Visitor Access and Outreach

The Merate site of the Brera Astronomical Observatory provides public access to its two historical domes, which house the Ruths and Zeiss telescopes, through guided day tours that explore the grounds and instruments while sharing stories, anecdotes, and trivia about the observatory's legacy. These tours are scheduled regularly and can be booked via the observatory's event platform. Evening tours offer nighttime observations, conducted 3 to 4 times per month during the Moon's first quarter, enabling visitors to observe the Moon and deep-sky objects through professional telescopes under guided supervision. Additionally, Open Night events grant public entry to laboratories, where researchers lead tours highlighting scientific and technological advancements in astronomy. Outreach efforts at Merate emphasize engaging the broader community through public stargazing sessions integrated into the evening tours and participation in science festivals and initiatives organized by the Public Outreach & Education (POE) Office. These activities aim to foster astronomy awareness by combining hands-on observations with educational narratives, making complex concepts accessible to non-experts.
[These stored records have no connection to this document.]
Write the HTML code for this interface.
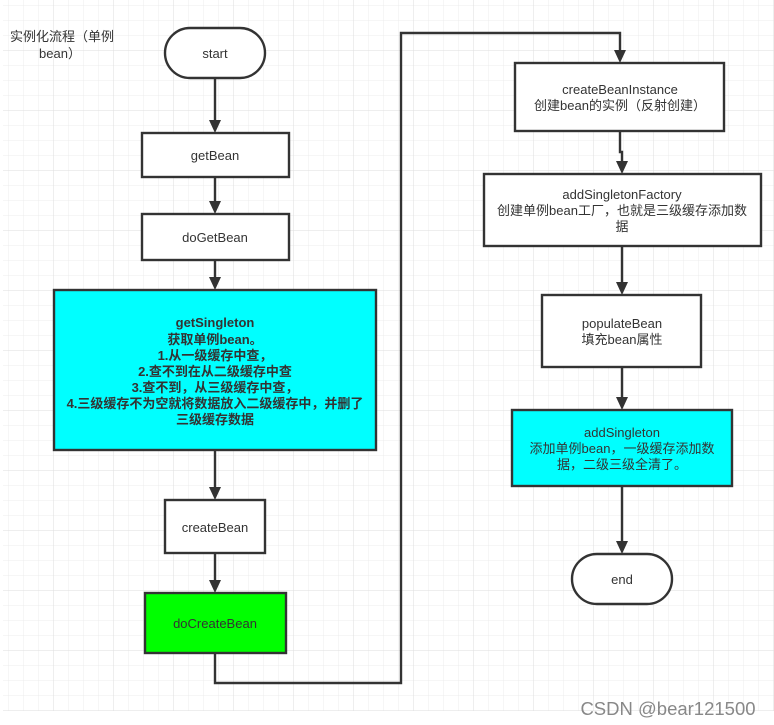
<!DOCTYPE html>
<html><head><meta charset="utf-8"><style>
html,body{margin:0;padding:0;background:#fff;}
svg{display:block;}
text{font-family:"Liberation Sans","Noto Sans CJK SC",sans-serif;font-size:13px;fill:#333;}
</style></head><body>
<svg width="774" height="725" viewBox="0 0 774 725" xmlns="http://www.w3.org/2000/svg">
<defs>
<pattern id="g" x="8" y="5" width="15" height="15" patternUnits="userSpaceOnUse">
<path d="M0 0V15M0 0H15" stroke="#ececec" stroke-width="1" fill="none"/>
</pattern>
<pattern id="G" x="53" y="50" width="60" height="60" patternUnits="userSpaceOnUse">
<path d="M0 0V60M0 0H60" stroke="#dedede" stroke-width="1" fill="none"/>
</pattern>
</defs>
<rect x="3" y="0" width="771" height="711" fill="url(#g)"/>
<rect x="3" y="0" width="771" height="711" fill="url(#G)"/>
<g stroke="#333" stroke-width="2.4" fill="none">
<path d="M215 78V121"/>
<path d="M215 177V202"/>
<path d="M215 260V278"/>
<path d="M215 450V488"/>
<path d="M215 553V581"/>
<path d="M215 653V683H401V33H620V51"/>
<path d="M620 131V152H622V162"/>
<path d="M622 246V283"/>
<path d="M622 367V398"/>
<path d="M622 486V542"/>
</g>
<g fill="#333">
<path d="M209 120h12l-6 13z"/>
<path d="M209 201h12l-6 13z"/>
<path d="M209 277h12l-6 13z"/>
<path d="M209 487h12l-6 13z"/>
<path d="M209 580h12l-6 13z"/>
<path d="M614 50h12l-6 13z"/>
<path d="M616 161h12l-6 13z"/>
<path d="M616 282h12l-6 13z"/>
<path d="M616 397h12l-6 13z"/>
<path d="M616 541h12l-6 13z"/>
</g>
<g stroke="#333" stroke-width="2.4">
<rect x="165" y="28" width="100" height="50" rx="25" fill="#fff"/>
<rect x="142" y="133" width="147" height="44" fill="#fff"/>
<rect x="142" y="214" width="147" height="46" fill="#fff"/>
<rect x="54" y="290" width="322" height="160" fill="#00ffff"/>
<rect x="165" y="500" width="100" height="53" fill="#fff"/>
<rect x="145" y="593" width="141" height="60" fill="#00ff00"/>
<rect x="515" y="63" width="209" height="68" fill="#fff"/>
<rect x="484" y="174" width="277" height="72" fill="#fff"/>
<rect x="542" y="295" width="159" height="72" fill="#fff"/>
<rect x="512" y="410" width="220" height="76" fill="#00ffff"/>
<rect x="572" y="554" width="100" height="50" rx="25" fill="#fff"/>
</g>
<g text-anchor="middle">
<text x="62" y="41">实例化流程（单例</text>
<text x="60" y="58">bean）</text>
<text x="215" y="58">start</text>
<text x="215" y="160">getBean</text>
<text x="215" y="242">doGetBean</text>
<g style="font-weight:bold">
<text x="215" y="327">getSingleton</text>
<text x="215" y="344">获取单例bean。</text>
<text x="215" y="360">1.从一级缓存中查，</text>
<text x="215" y="376">2.查不到在从二级缓存中查</text>
<text x="215" y="392">3.查不到，从三级缓存中查，</text>
<text x="215" y="408">4.三级缓存不为空就将数据放入二级缓存中，并删了</text>
<text x="215" y="424">三级缓存数据</text>
</g>
<text x="215" y="532">createBean</text>
<text x="215" y="628">doCreateBean</text>
<text x="620" y="94">createBeanInstance</text>
<text x="620" y="110">创建bean的实例（反射创建）</text>
<text x="622" y="199">addSingletonFactory</text>
<text x="622" y="215">创建单例bean工厂，也就是三级缓存添加数</text>
<text x="622" y="231">据</text>
<text x="622" y="328">populateBean</text>
<text x="622" y="344">填充bean属性</text>
<text x="622" y="437">addSingleton</text>
<text x="622" y="453">添加单例bean，一级缓存添加数</text>
<text x="622" y="469">据，二级三级全清了。</text>
<text x="622" y="584">end</text>
<text x="668" y="715" style="font-size:18.5px;fill:#888">CSDN @bear121500</text>
</g>
</svg>
</body></html>
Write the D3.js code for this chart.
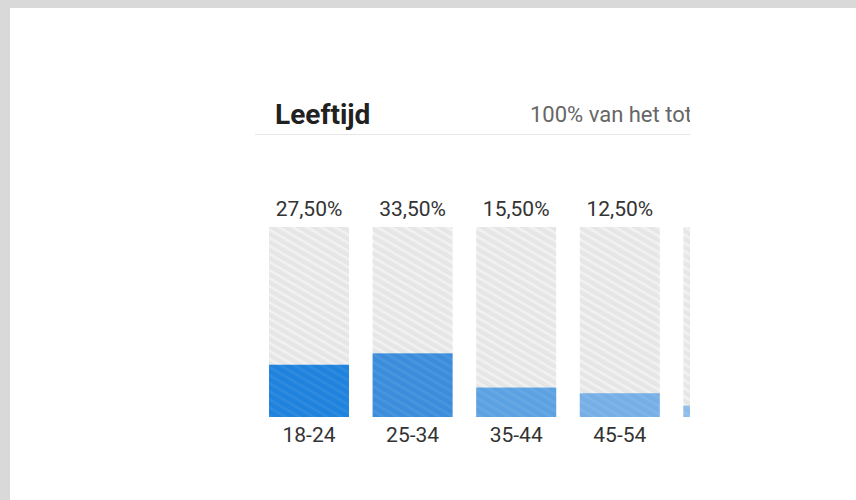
<!DOCTYPE html>
<html lang="nl">
<head>
<meta charset="UTF-8">
<title>Leeftijd</title>
<style>
  * { margin: 0; padding: 0; }
  html, body { width: 856px; height: 500px; background: #d9d9d9; overflow: hidden; }
  #svg { position: absolute; left: 10px; top: 8px; background: #fff; }
  text { font-family: Roboto, "Open Sans", sans-serif; }
</style>
</head>
<body>
<svg id="svg"></svg>
<script src="https://cdnjs.cloudflare.com/ajax/libs/d3/7.8.5/d3.min.js"></script>
<script>
  const title = 'Leeftijd'
  const subtitle = '100% van het totaal'
  const categories = ['18-24', '25-34', '35-44', '45-54', '55-64', '65+']
  const values = [27.5, 33.5, 15.5, 12.5, 6, 5]
  const barColors = ['#1f82dc', '#3b8ddb', '#5ca2e2', '#76afe6', '#8dbce9', '#a3c9ec']

  const fmt = v => d3.format('.2f')(v).replace('.', ',') + '%'

  // svg is offset by (10, 8) inside the page
  const off = { x: 10, y: 8 }
  const svg = d3.select('#svg')
    .attr('width', 856 - off.x)
    .attr('height', 500 - off.y)

  const defs = svg.append('defs')
  // card clip, in page coordinates (used inside the translated group)
  defs.append('clipPath').attr('id', 'card')
    .append('rect')
    .attr('x', 255).attr('y', 0)
    .attr('width', 690 - 255).attr('height', 500)

  const hatch = defs.append('pattern')
    .attr('id', 'hatch')
    .attr('patternUnits', 'userSpaceOnUse')
    .attr('width', 7).attr('height', 7)
    .attr('patternTransform', 'rotate(30)')
  hatch.append('rect').attr('width', 7).attr('height', 7).attr('fill', '#e6e6e6')
  hatch.append('rect').attr('y', 0).attr('width', 7).attr('height', 2.5).attr('fill', '#f2f2f2')

  const hatchLight = defs.append('pattern')
    .attr('id', 'hatch-light')
    .attr('patternUnits', 'userSpaceOnUse')
    .attr('width', 7).attr('height', 7)
    .attr('patternTransform', 'rotate(30)')
  hatchLight.append('rect').attr('width', 7).attr('height', 2.5).attr('fill', 'rgba(255,255,255,0.07)')

  const g = svg.append('g')
    .attr('transform', `translate(${-off.x},${-off.y})`)
    .append('g')
    .attr('clip-path', 'url(#card)')

  // header
  g.append('text')
    .attr('x', 275).attr('y', 124)
    .attr('font-size', 28).attr('font-weight', 700)
    .attr('fill', '#212121')
    .text(title)
  g.append('text')
    .attr('x', 530).attr('y', 122)
    .attr('font-size', 22)
    .attr('fill', '#666')
    .text(subtitle)
  g.append('line')
    .attr('x1', 255).attr('x2', 690)
    .attr('y1', 134.5).attr('y2', 134.5)
    .attr('stroke', '#e6e6e6')

  const x = d3.scaleBand()
    .domain(categories)
    .range([257.2, 878.8])
    .paddingInner(0.228)
    .paddingOuter(0.114)

  const y = d3.scaleLinear()
    .domain([0, 100])
    .range([417, 227])

  const bars = g.selectAll('.bar')
    .data(categories)
    .join('g')
    .attr('class', 'bar')

  bars.append('rect')
    .attr('x', d => x(d))
    .attr('y', y(100))
    .attr('width', x.bandwidth())
    .attr('height', y(0) - y(100))
    .attr('fill', 'url(#hatch)')

  bars.append('rect')
    .attr('x', d => x(d))
    .attr('y', (d, i) => y(values[i]))
    .attr('width', x.bandwidth())
    .attr('height', (d, i) => y(0) - y(values[i]))
    .attr('fill', (d, i) => barColors[i])

  bars.append('rect')
    .attr('x', d => x(d))
    .attr('y', (d, i) => y(values[i]))
    .attr('width', x.bandwidth())
    .attr('height', (d, i) => y(0) - y(values[i]))
    .attr('fill', 'url(#hatch-light)')

  bars.append('text')
    .attr('x', d => x(d) + x.bandwidth() / 2)
    .attr('y', 216)
    .attr('text-anchor', 'middle')
    .attr('font-size', 21)
    .attr('fill', '#333')
    .text((d, i) => fmt(values[i]))

  bars.append('text')
    .attr('x', d => x(d) + x.bandwidth() / 2)
    .attr('y', 442)
    .attr('text-anchor', 'middle')
    .attr('font-size', 21)
    .attr('fill', '#333')
    .text(d => d)
</script>
</body>
</html>
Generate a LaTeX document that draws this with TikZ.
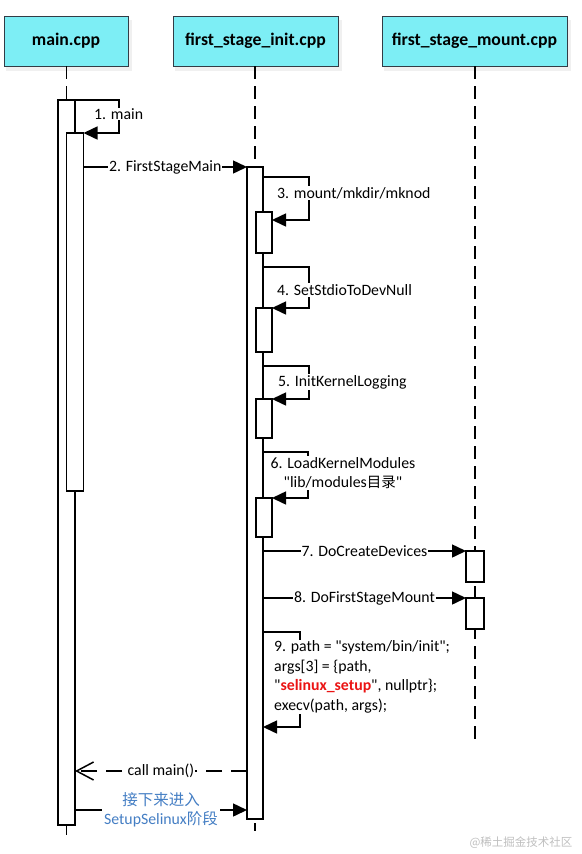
\documentclass[tikz,border=0pt]{standalone}
\usepackage{fontspec}
\setmainfont{Carlito}[Ligatures=TeXOff]
\newfontfamily\cjk{Noto Sans CJK SC}
\usetikzlibrary{arrows.meta}
\definecolor{hdrfill}{RGB}{125,238,245}
\definecolor{hdrline}{RGB}{50,60,70}
\definecolor{bluetxt}{RGB}{68,126,196}
\definecolor{redtxt}{RGB}{235,20,20}
\tikzset{
  hdr/.style={draw=hdrline, line width=1pt, fill=hdrfill, inner sep=0pt, outer sep=0pt,
    minimum height=50pt, font=\fontsize{17.7}{20}\selectfont\bfseries},
  actbar/.style={draw=black, line width=1.5pt, fill=white, inner sep=0pt, outer sep=0pt, anchor=north},
  life/.style={line width=1.5pt, dash pattern=on 13pt off 7pt},
  msg/.style={line width=1.5pt, -{Triangle[length=14pt,width=13pt]}},
  retmsg/.style={line width=1.5pt, dash pattern=on 16pt off 9pt, -{Straight Barb[length=17pt,width=18pt,line width=1.5pt]}},
  lbl/.style={fill=white, inner sep=1pt, font=\fontsize{15.8}{19.5}\selectfont},
}
\begin{document}
\begin{tikzpicture}[x=1pt,y=-1pt]
\useasboundingbox (0,0) rectangle (581,854);
% header shadows
\foreach \a/\b in {4/128,173/338,382/567}{
  \fill[black,opacity=0.06] (\a+2,20) rectangle (\b+4,71);
}
% headers
\node[hdr, minimum width=124pt] (hm) at (66,41) {main.cpp};
\node[hdr, minimum width=165pt] (hi) at (255.5,41) {first\_stage\_init.cpp};
\node[hdr, minimum width=185pt] (ht) at (474.5,41) {first\_stage\_mount.cpp};
% lifelines
\coordinate (mEnd) at (475,745);
\draw[life] (hm.south -| 66.5,0) -- (66.5,100);
\draw[life] (hi.south -| 255,0) -- (255,167);
\draw[life] (ht.south -| 475,0) -- (mEnd);
\draw[line width=1.5pt] (66.5,826) -- (66.5,835);
\draw[line width=1.5pt] (255,823) -- (255,831);
% activation bars
\node[actbar, minimum width=17pt, minimum height=725pt] (mA) at (66.5,100) {};
\node[actbar, minimum width=17pt, minimum height=358pt] (mB) at (75,133) {};
\node[actbar, minimum width=16pt, minimum height=652pt] (iA) at (255,167) {};
\node[actbar, minimum width=16pt, minimum height=41pt] (i3) at (264,212) {};
\node[actbar, minimum width=16pt, minimum height=44pt] (i4) at (264,308) {};
\node[actbar, minimum width=16pt, minimum height=39pt] (i5) at (264,399) {};
\node[actbar, minimum width=16pt, minimum height=39pt] (i6) at (264,498) {};
\node[actbar, minimum width=18pt, minimum height=31pt] (t7) at (475,551) {};
\node[actbar, minimum width=18pt, minimum height=31pt] (t8) at (475,598) {};
% messages
\draw[msg] (mA.north east) -- ++(44,0) |- (mB.north east);
\node[lbl, anchor=west] (l1) at (93,114) {1. main};
\draw[msg] (mB.east |- iA.north west) -- node[lbl] (l2) {2. FirstStageMain} (iA.north west);
\draw[msg] ([yshift=-10pt]iA.north east) -- ++(46,0) |- ([yshift=-8pt]i3.north east);
\node[lbl, anchor=west] (l3) at (276,193) {3. mount/mkdir/mknod};
\draw[msg] ([yshift=-100pt]iA.north east) -- ++(46,0) |- (i4.north east);
\node[lbl, anchor=west] (l4) at (276,290) {4. SetStdioToDevNull};
\draw[msg] ([yshift=-199pt]iA.north east) -- ++(46,0) |- (i5.north east);
\node[lbl, anchor=west] (l5) at (277,382) {5. InitKernelLogging};
\draw[msg] ([yshift=-285pt]iA.north east) -- ++(45,0) |- (i6.north east);
\node[lbl, align=center] (l6) at (343,473) {6. LoadKernelModules\\"lib/modules{\cjk\fontsize{14.5}{19.5}\selectfont 目录}"};
\draw[msg] (iA.east |- t7.north west) -- node[lbl] (l7) {7. DoCreateDevices} (t7.north west);
\draw[msg] (iA.east |- t8.north west) -- node[lbl] (l8) {8. DoFirstStageMount} (t8.north west);
\draw[msg] ([yshift=-465pt]iA.north east) -- ++(37,0) |- ([yshift=-560pt]iA.north east);
\node[lbl, anchor=west, align=left] (l9) at (273,677) {9. path = "system/bin/init";\\args[3] = \{path,\\"\textcolor{redtxt}{\bfseries selinux\_setup}", nullptr\};\\execv(path, args);};
% return
\coordinate (cm) at ([yshift=-604pt]iA.north west);
\draw[retmsg] (cm) -- node[lbl] (lc) {call main()} (mA.east |- cm);
% next step
\coordinate (nx) at ([yshift=-710pt]mA.north east);
\draw[msg] (nx) -- node[lbl, align=center, text=bluetxt, inner sep=2pt] (lb) {{\cjk\fontsize{15.5}{21}\selectfont 接下来进入}\\SetupSelinux{\cjk\fontsize{15.5}{21}\selectfont 阶段}} (iA.west |- nx);
% watermark
\node[anchor=east, text=black!25, font=\cjk\fontsize{11.5}{13}\selectfont] (wm) at (576,843) {@稀土掘金技术社区};
\end{tikzpicture}
\end{document}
The observatory's POE program coordinates these events, ensuring they align with seasonal viewing opportunities and public interest. The facility also includes a library holding more than 6,000 volumes on 20th- and 21st-century astronomy, available for public consultation.¹ Event details, including tour schedules and bookings, are shared via the official Brera Observatory website and its dedicated POEfactory platform at poefactory.brera.inaf.it, which serves as the primary hub for announcements and reservations. To enhance community impact, the observatory maintains partnerships with local Merate schools, organizing astronomy days that include tailored lectures and guided tours to inspire young learners. This public engagement complements structured educational programs by focusing on informal, inclusive experiences that promote widespread interest in astronomy.